Task objective
Search the material below for the string "diagram" and list each line that holds it.
** Begin Information provided **
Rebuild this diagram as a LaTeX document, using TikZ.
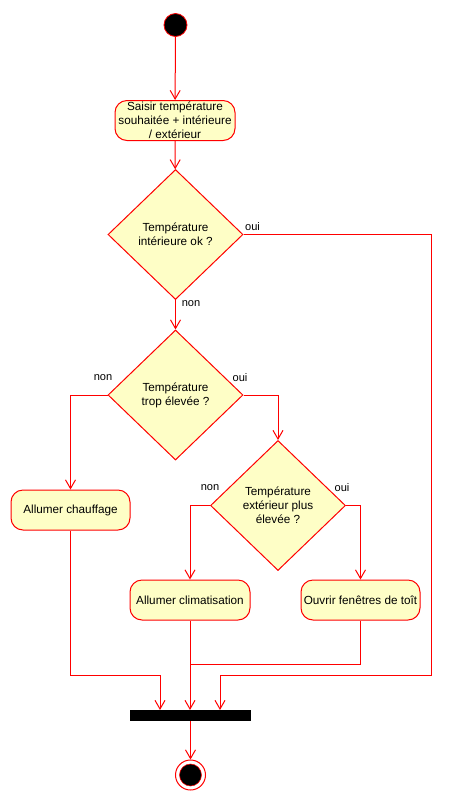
\documentclass[tikz,border=0pt]{standalone}
\usepackage{fontspec}
\setmainfont{Liberation Sans}
\usetikzlibrary{arrows.meta,shapes.geometric}
\definecolor{umlred}{HTML}{FF0000}
\definecolor{umlfill}{HTML}{FEFEC6}
\tikzset{
  act/.style={draw=umlred, fill=umlfill, line width=0.75pt, rounded corners=9pt,
    minimum width=90pt, minimum height=30pt, inner sep=1pt, align=center,
    font=\fontsize{8.8}{10.5}\selectfont},
  dec/.style={draw=umlred, fill=umlfill, line width=0.75pt, diamond, inner sep=0pt,
    minimum width=101.25pt, minimum height=97.5pt, align=center,
    font=\fontsize{8.8}{10.5}\selectfont},
  lbl/.style={font=\fontsize{8.3}{10}\selectfont, inner sep=0pt},
  arr/.style={draw=umlred, line width=0.75pt, -{Straight Barb[length=6.5pt,width=7.5pt,line width=0.75pt]}},
  ln/.style={draw=umlred, line width=0.75pt},
}
\begin{document}
\begin{tikzpicture}[x=0.75pt,y=-0.75pt]
\useasboundingbox (0,0) rectangle (451,801);
% nodes
\node[circle, fill=black, draw=umlred, line width=0.6pt, minimum size=17.25pt, inner sep=0pt] (start) at (175.5,25) {};
\node[act] (saisir) at (175,120.5) {Saisir température\\souhaitée + intérieure\\/ extérieur};
\node[dec] (d1) at (175.5,234.5) {Température\\intérieure ok ?};
\node[dec] (d2) at (175.5,395) {Température\\trop élevée ?};
\node[dec] (d3) at (278,505.5) {Température\\extérieur plus\\élevée ?};
\node[act, minimum width=89.25pt] (chauf) at (70.5,510) {Allumer chauffage};
\node[act] (clim) at (190,600) {Allumer climatisation};
\node[act, minimum width=89.25pt] (ouvrir) at (360.5,600) {Ouvrir fenêtres de toît};
\node[fill=black, minimum width=90.75pt, minimum height=8.25pt, inner sep=0pt] (bar) at (190.5,715.5) {};
\node[circle, draw=umlred, line width=0.75pt, minimum size=22.5pt, inner sep=0pt] (end) at (190.5,775) {};
\node[circle, fill=black, draw=umlred, line width=0.4pt, minimum size=16.5pt, inner sep=0pt] (endin) at (190.5,775) {};
% coordinates
\coordinate (c1) at (431,675);
\coordinate (barR) at (220,710);
\coordinate (c2) at (160,675);
\coordinate (barL) at (160,710);
\coordinate (barM) at (190,710);
\coordinate (j) at (190,664);
% labels
\node[lbl] (l1) at (252.5,227) {oui};
\node[lbl] (l2) at (191,304) {non};
\node[lbl] (l3) at (103,378) {non};
\node[lbl] (l4) at (240,378) {oui};
\node[lbl] (l5) at (210,488) {non};
\node[lbl] (l6) at (342,488) {oui};
% connectors
\draw[arr] (start) -- (saisir);
\draw[arr] (saisir) -- (d1);
\draw[arr] (d1) -- (d2);
\draw[arr] (d1.east) -| (c1) -| (barR);
\draw[arr] (d2.west) -| (chauf.north);
\draw[arr] (d2.east) -| (d3.north);
\draw[arr] (d3.west) -| (clim.north);
\draw[arr] (d3.east) -| (ouvrir.north);
\draw[ln] (chauf.south) |- (c2);
\draw[arr] (c2) -- (barL);
\draw[arr] (clim.south) -- (barM);
\draw[ln] (ouvrir.south) |- (j);
\draw[arr] (bar.south) -- (end.north);
\end{tikzpicture}
\end{document}
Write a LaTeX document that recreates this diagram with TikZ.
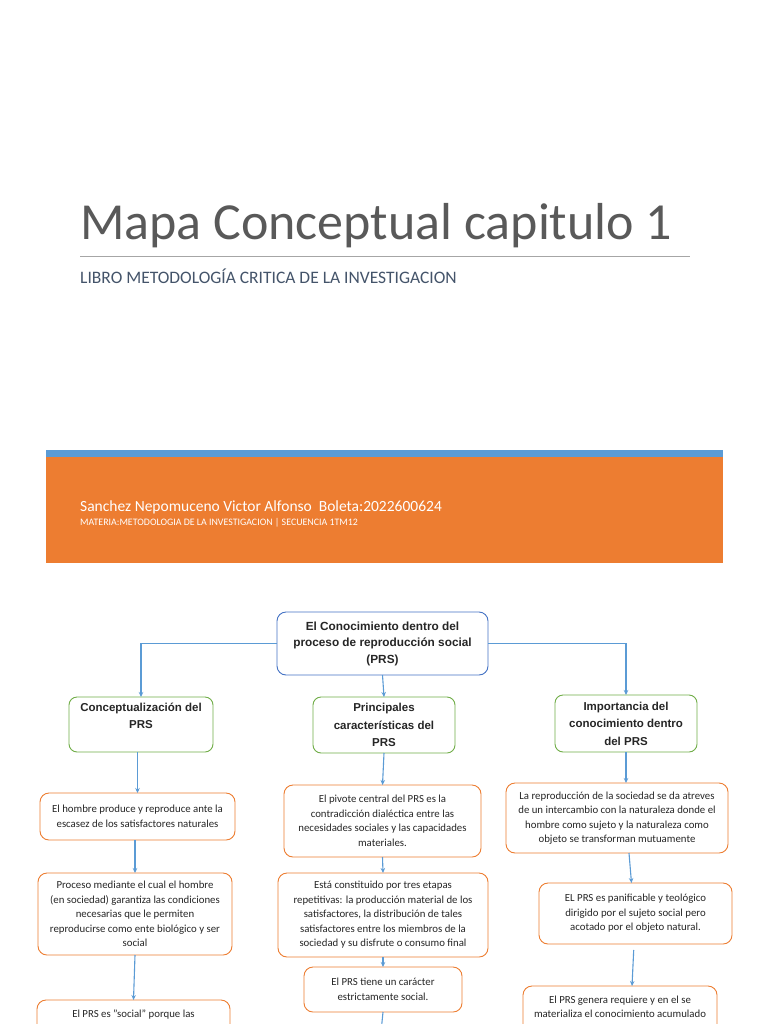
** End Information provided **
Solution to the problem
Rebuild this diagram as a LaTeX document, using TikZ.
Write a LaTeX document that recreates this diagram with TikZ.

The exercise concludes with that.